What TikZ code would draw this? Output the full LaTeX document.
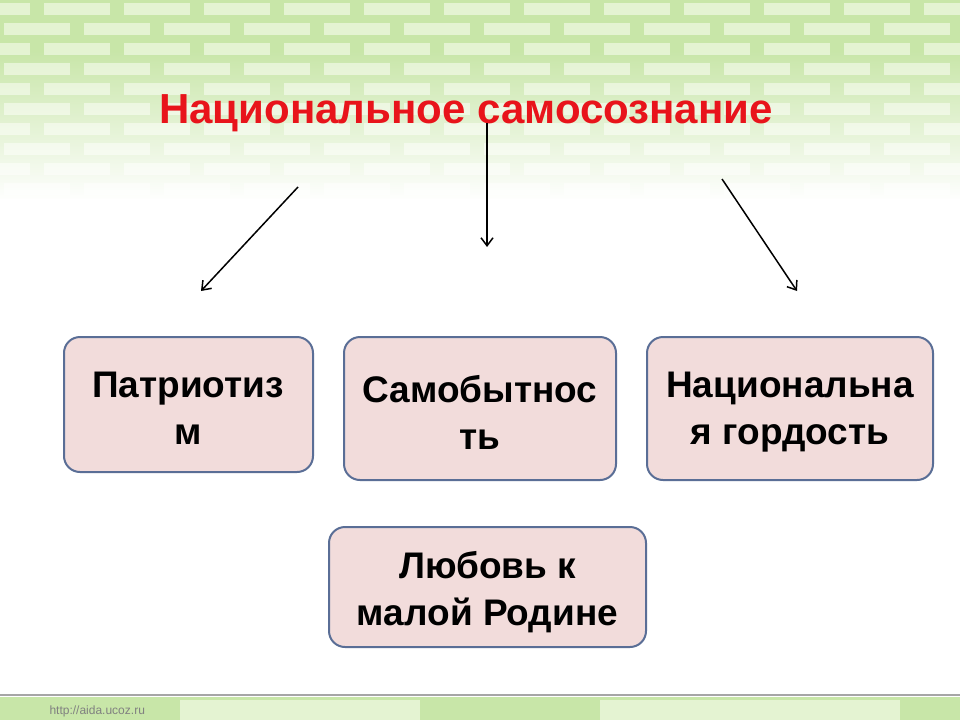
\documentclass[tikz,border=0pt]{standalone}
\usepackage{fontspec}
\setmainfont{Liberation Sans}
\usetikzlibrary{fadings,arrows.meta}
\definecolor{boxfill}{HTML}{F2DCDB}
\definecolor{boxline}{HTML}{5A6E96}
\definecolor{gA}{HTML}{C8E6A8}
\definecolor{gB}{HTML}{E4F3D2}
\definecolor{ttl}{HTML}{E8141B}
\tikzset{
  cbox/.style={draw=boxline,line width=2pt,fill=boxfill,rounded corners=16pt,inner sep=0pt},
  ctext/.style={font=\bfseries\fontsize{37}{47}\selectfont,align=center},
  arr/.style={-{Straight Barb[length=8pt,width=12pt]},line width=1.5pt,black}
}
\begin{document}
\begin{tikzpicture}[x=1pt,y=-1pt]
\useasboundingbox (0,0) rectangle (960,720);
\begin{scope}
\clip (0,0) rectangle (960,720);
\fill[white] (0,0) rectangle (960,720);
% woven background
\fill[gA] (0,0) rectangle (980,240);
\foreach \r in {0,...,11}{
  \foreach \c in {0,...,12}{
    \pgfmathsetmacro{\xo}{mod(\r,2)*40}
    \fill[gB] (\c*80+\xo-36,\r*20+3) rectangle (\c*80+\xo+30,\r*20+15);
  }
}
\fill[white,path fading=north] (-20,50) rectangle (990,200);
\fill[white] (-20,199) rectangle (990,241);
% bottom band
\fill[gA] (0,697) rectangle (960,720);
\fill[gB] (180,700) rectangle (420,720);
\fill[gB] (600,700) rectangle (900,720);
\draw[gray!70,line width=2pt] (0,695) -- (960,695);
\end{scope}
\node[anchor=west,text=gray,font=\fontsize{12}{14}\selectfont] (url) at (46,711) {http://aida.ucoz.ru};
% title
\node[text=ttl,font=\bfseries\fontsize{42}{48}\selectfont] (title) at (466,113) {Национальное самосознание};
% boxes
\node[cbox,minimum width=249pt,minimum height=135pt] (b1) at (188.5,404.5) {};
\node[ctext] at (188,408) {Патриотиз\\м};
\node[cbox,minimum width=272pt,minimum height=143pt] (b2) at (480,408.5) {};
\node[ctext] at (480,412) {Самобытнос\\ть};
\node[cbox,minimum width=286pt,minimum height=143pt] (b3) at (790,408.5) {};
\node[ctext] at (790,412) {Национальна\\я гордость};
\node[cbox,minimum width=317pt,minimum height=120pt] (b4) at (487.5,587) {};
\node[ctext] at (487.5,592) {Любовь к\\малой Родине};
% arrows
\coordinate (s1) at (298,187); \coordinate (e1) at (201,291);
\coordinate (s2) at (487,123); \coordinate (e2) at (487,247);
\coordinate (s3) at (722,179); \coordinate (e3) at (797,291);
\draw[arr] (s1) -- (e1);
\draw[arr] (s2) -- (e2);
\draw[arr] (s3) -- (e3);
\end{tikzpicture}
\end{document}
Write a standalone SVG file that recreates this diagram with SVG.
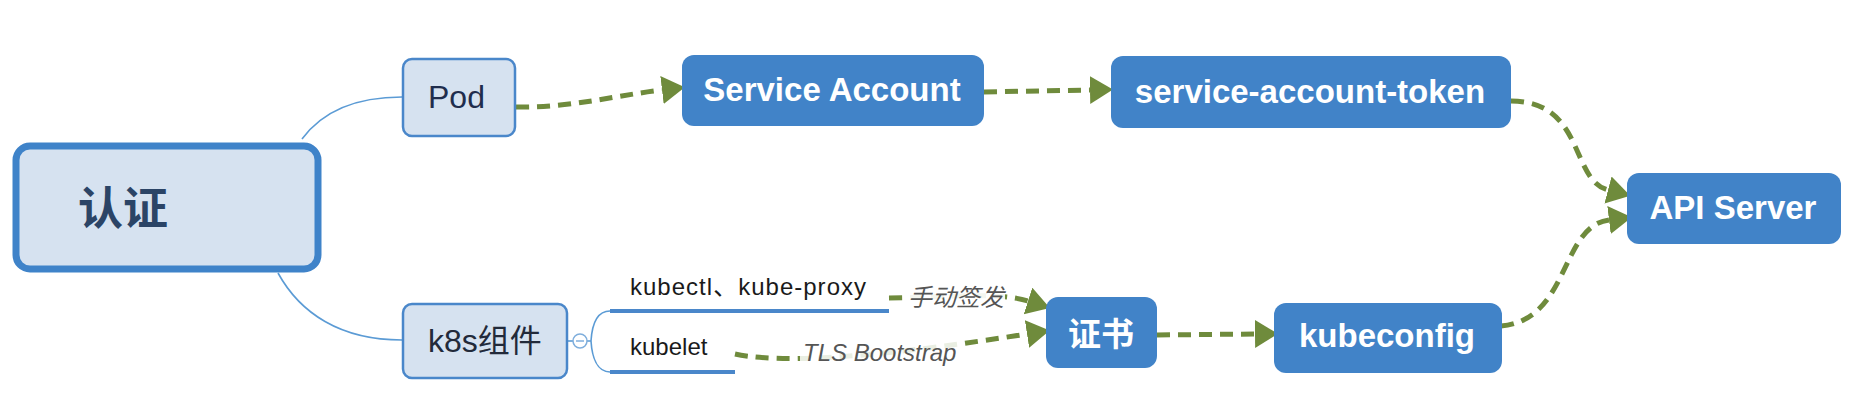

_Exercise task_
Restate each entry word for word, please, but drop any images it holds.

_Output_
What TikZ code would draw this? Output the full LaTeX document.
\documentclass[tikz,border=0pt]{standalone}
\usepackage{fontspec}
\setmainfont{Liberation Sans}
\usetikzlibrary{fadings,arrows.meta}
\definecolor{boxfill}{HTML}{F2DCDB}
\definecolor{boxline}{HTML}{5A6E96}
\definecolor{gA}{HTML}{C8E6A8}
\definecolor{gB}{HTML}{E4F3D2}
\definecolor{ttl}{HTML}{E8141B}
\tikzset{
  cbox/.style={draw=boxline,line width=2pt,fill=boxfill,rounded corners=16pt,inner sep=0pt},
  ctext/.style={font=\bfseries\fontsize{37}{47}\selectfont,align=center},
  arr/.style={-{Straight Barb[length=8pt,width=12pt]},line width=1.5pt,black}
}
\begin{document}
\begin{tikzpicture}[x=1pt,y=-1pt]
\useasboundingbox (0,0) rectangle (960,720);
\begin{scope}
\clip (0,0) rectangle (960,720);
\fill[white] (0,0) rectangle (960,720);
% woven background
\fill[gA] (0,0) rectangle (980,240);
\foreach \r in {0,...,11}{
  \foreach \c in {0,...,12}{
    \pgfmathsetmacro{\xo}{mod(\r,2)*40}
    \fill[gB] (\c*80+\xo-36,\r*20+3) rectangle (\c*80+\xo+30,\r*20+15);
  }
}
\fill[white,path fading=north] (-20,50) rectangle (990,200);
\fill[white] (-20,199) rectangle (990,241);
% bottom band
\fill[gA] (0,697) rectangle (960,720);
\fill[gB] (180,700) rectangle (420,720);
\fill[gB] (600,700) rectangle (900,720);
\draw[gray!70,line width=2pt] (0,695) -- (960,695);
\end{scope}
\node[anchor=west,text=gray,font=\fontsize{12}{14}\selectfont] (url) at (46,711) {http://aida.ucoz.ru};
% title
\node[text=ttl,font=\bfseries\fontsize{42}{48}\selectfont] (title) at (466,113) {Национальное самосознание};
% boxes
\node[cbox,minimum width=249pt,minimum height=135pt] (b1) at (188.5,404.5) {};
\node[ctext] at (188,408) {Патриотиз\\м};
\node[cbox,minimum width=272pt,minimum height=143pt] (b2) at (480,408.5) {};
\node[ctext] at (480,412) {Самобытнос\\ть};
\node[cbox,minimum width=286pt,minimum height=143pt] (b3) at (790,408.5) {};
\node[ctext] at (790,412) {Национальна\\я гордость};
\node[cbox,minimum width=317pt,minimum height=120pt] (b4) at (487.5,587) {};
\node[ctext] at (487.5,592) {Любовь к\\малой Родине};
% arrows
\coordinate (s1) at (298,187); \coordinate (e1) at (201,291);
\coordinate (s2) at (487,123); \coordinate (e2) at (487,247);
\coordinate (s3) at (722,179); \coordinate (e3) at (797,291);
\draw[arr] (s1) -- (e1);
\draw[arr] (s2) -- (e2);
\draw[arr] (s3) -- (e3);
\end{tikzpicture}
\end{document}
Write a standalone SVG file that recreates this diagram with SVG.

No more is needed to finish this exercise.